EXTRACTED MATERIAL:
***

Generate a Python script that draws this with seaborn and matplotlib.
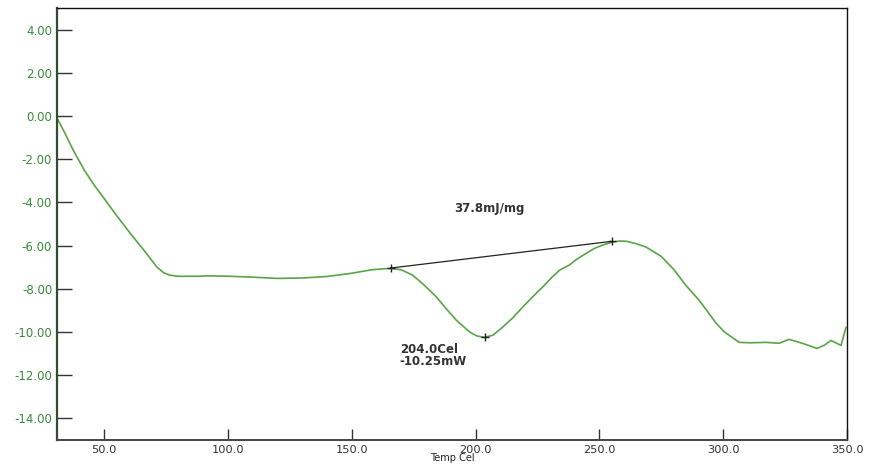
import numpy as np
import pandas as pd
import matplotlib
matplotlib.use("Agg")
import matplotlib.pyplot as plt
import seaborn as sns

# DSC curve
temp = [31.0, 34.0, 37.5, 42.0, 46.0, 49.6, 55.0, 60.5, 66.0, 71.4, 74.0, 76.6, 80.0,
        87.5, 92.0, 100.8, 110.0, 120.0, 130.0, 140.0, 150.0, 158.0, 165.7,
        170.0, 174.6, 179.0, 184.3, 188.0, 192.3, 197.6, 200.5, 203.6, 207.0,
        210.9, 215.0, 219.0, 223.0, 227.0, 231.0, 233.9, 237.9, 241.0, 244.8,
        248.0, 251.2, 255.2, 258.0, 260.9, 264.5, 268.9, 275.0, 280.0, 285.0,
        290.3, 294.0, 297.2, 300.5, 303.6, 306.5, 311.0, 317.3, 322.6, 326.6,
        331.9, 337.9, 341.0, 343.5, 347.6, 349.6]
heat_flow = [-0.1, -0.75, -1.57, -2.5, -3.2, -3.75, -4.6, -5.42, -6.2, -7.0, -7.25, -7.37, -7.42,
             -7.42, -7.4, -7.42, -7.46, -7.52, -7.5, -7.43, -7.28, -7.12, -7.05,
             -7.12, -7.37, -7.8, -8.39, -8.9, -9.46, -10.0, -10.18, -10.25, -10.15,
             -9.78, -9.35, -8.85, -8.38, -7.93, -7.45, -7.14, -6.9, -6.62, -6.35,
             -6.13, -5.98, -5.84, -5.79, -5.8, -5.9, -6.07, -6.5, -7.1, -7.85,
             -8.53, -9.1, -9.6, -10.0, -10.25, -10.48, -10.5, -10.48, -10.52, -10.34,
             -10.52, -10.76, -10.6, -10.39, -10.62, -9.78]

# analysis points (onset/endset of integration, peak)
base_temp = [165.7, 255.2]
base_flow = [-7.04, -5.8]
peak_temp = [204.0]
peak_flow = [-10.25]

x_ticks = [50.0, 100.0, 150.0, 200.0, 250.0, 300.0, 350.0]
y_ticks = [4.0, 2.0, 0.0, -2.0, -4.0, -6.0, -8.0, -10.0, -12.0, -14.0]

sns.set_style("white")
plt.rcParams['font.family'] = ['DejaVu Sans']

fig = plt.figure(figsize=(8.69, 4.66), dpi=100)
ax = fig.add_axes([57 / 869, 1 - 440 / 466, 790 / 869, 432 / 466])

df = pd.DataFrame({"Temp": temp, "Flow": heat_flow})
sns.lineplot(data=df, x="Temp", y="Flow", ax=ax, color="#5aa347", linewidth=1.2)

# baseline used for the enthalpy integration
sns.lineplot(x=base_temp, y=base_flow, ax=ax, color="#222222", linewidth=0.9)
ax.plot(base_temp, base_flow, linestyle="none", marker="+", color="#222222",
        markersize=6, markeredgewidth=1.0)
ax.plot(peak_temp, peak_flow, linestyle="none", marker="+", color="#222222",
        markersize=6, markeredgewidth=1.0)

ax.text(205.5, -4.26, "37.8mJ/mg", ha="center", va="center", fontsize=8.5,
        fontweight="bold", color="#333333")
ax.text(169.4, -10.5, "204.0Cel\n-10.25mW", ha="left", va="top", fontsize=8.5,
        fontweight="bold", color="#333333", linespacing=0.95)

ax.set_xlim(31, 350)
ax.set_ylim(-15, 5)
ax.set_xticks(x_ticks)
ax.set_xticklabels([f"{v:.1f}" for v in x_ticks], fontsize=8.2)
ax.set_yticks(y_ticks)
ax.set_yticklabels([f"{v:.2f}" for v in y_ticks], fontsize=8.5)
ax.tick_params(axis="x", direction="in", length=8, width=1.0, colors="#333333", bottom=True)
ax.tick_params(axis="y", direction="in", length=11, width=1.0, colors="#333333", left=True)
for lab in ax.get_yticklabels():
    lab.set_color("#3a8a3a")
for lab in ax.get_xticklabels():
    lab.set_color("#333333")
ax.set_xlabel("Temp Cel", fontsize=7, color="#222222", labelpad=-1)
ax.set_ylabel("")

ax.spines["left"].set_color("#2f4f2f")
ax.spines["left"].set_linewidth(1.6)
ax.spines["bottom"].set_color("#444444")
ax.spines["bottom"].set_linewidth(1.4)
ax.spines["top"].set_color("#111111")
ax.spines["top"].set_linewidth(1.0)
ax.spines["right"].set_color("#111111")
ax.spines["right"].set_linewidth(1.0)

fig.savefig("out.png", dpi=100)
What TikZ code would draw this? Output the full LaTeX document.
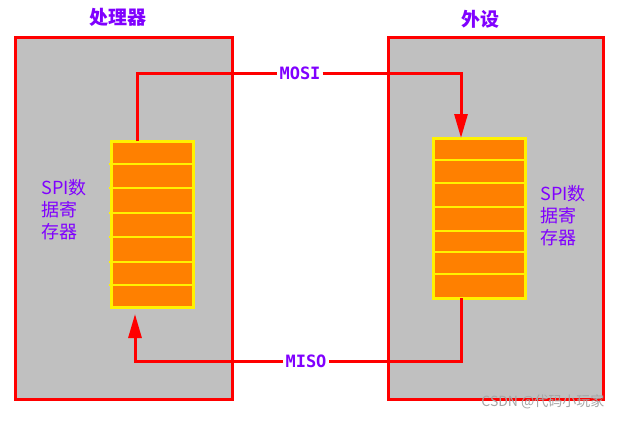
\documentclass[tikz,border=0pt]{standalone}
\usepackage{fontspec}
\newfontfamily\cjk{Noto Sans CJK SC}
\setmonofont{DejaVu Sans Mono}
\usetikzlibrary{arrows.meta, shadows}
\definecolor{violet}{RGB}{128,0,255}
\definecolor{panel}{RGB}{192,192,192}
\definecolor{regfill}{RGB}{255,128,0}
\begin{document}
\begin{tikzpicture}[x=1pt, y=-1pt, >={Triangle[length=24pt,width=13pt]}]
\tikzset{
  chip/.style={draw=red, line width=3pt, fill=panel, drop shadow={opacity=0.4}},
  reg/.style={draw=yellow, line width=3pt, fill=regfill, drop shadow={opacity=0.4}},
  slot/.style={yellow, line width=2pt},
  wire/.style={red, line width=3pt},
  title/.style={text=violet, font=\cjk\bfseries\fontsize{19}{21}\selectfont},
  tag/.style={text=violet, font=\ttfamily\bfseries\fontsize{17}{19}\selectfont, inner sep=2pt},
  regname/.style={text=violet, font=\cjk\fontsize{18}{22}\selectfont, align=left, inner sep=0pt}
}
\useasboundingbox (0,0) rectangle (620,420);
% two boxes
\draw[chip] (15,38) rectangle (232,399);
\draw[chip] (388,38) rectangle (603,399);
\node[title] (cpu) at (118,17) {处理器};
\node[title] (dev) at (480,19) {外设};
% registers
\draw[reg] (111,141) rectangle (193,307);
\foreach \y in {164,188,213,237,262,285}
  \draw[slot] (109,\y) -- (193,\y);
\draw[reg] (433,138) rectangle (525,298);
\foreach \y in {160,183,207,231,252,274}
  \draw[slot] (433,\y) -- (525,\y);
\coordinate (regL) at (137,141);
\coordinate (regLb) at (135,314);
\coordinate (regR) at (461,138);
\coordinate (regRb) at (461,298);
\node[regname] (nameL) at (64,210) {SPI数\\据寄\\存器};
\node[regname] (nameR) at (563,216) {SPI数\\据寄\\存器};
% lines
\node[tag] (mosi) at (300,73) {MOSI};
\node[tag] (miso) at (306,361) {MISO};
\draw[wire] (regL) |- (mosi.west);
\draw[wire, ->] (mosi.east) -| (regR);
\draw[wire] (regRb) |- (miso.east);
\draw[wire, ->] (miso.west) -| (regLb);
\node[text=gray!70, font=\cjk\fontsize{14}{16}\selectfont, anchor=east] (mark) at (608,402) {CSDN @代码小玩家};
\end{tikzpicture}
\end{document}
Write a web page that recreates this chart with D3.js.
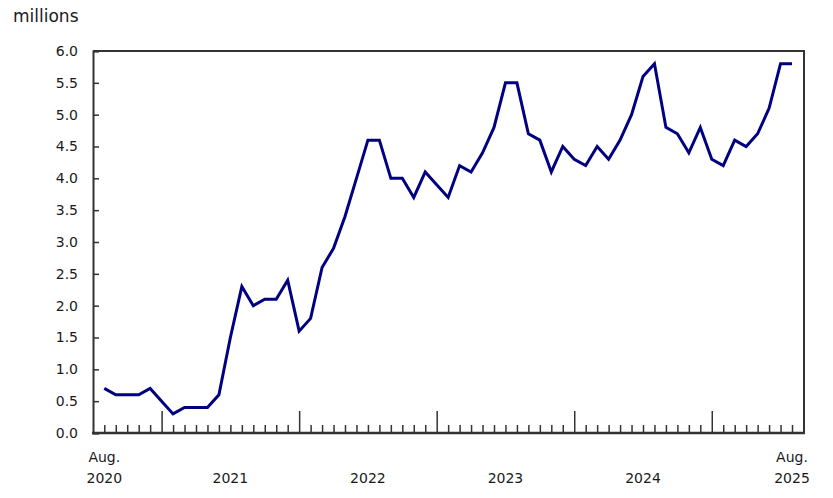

***

TASK DIRECTIONS: Please reproduce, word for word, every line from the first line of the records above through the line containing "import seaborn as sns", and leave out the pictures.

OUTPUT:
Generate a Python script that draws this with seaborn and matplotlib.
import numpy as np
import pandas as pd
import matplotlib
matplotlib.use("Agg")
import matplotlib.pyplot as plt
import seaborn as sns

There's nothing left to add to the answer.